Digital History

The Jeffersonian Era

The Louisiana Purchase Previous Next
Digital History ID 2983

 

 

In 1800, Spain secretly ceded the Louisiana territory--the area stretching from Canada to the Gulf Coast and from the Mississippi River to the Rocky Mountains--to France, which closed the port of New Orleans to American farmers. Westerners, left without a port from which to export their goods, exploded with anger. Many demanded war.

The prospect of French control of the Mississippi River alarmed Jefferson. Jefferson feared the establishment of a French colonial empire in North America blocking American expansion. The president sent negotiators to France, with instructions to purchase New Orleans and as much of the Gulf Coast as they could for $2 million.

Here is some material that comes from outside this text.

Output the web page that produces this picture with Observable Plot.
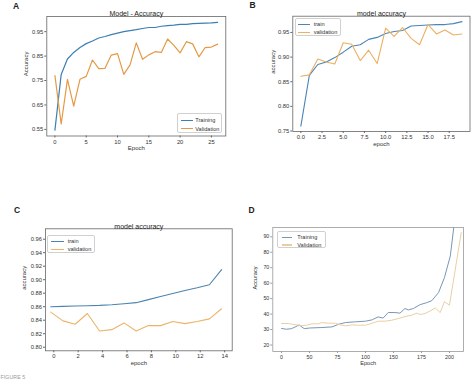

Circumstances played into American hands when France failed to suppress a slave rebellion in Haiti. One hundred thousand slaves, inspired by the French Revolution, had revolted, destroying 1,200 coffee and 200 sugar plantations. In 1800, France sent troops to crush the insurrection and re-conquer Haiti, but they met a determined resistance led by a former slave named Toussaint Louverture. Then, French forces were wiped out by mosquitoes carrying yellow fever. "Damn sugar, damn coffee, damn colonies," Napoleon, the French leader, exclaimed. Without Haiti, Napoleon had little interest in keeping Louisiana.

France offered to sell not just New Orleans but all of Louisiana Province. The American negotiators agreed on a price of $15 million, or about 4 cents an acre. In a single stroke, Jefferson doubled the size of the country.

To gather information about the geography, natural resources, wildlife, and peoples of Louisiana, President Jefferson dispatched an expedition led by his private secretary Meriwether Lewis and William Clark, a Virginia-born military officer. For 2 years Lewis and Clark led some 30 soldiers and 10 civilians up the Missouri River as far as present-day central North Dakota and then west to the Pacific.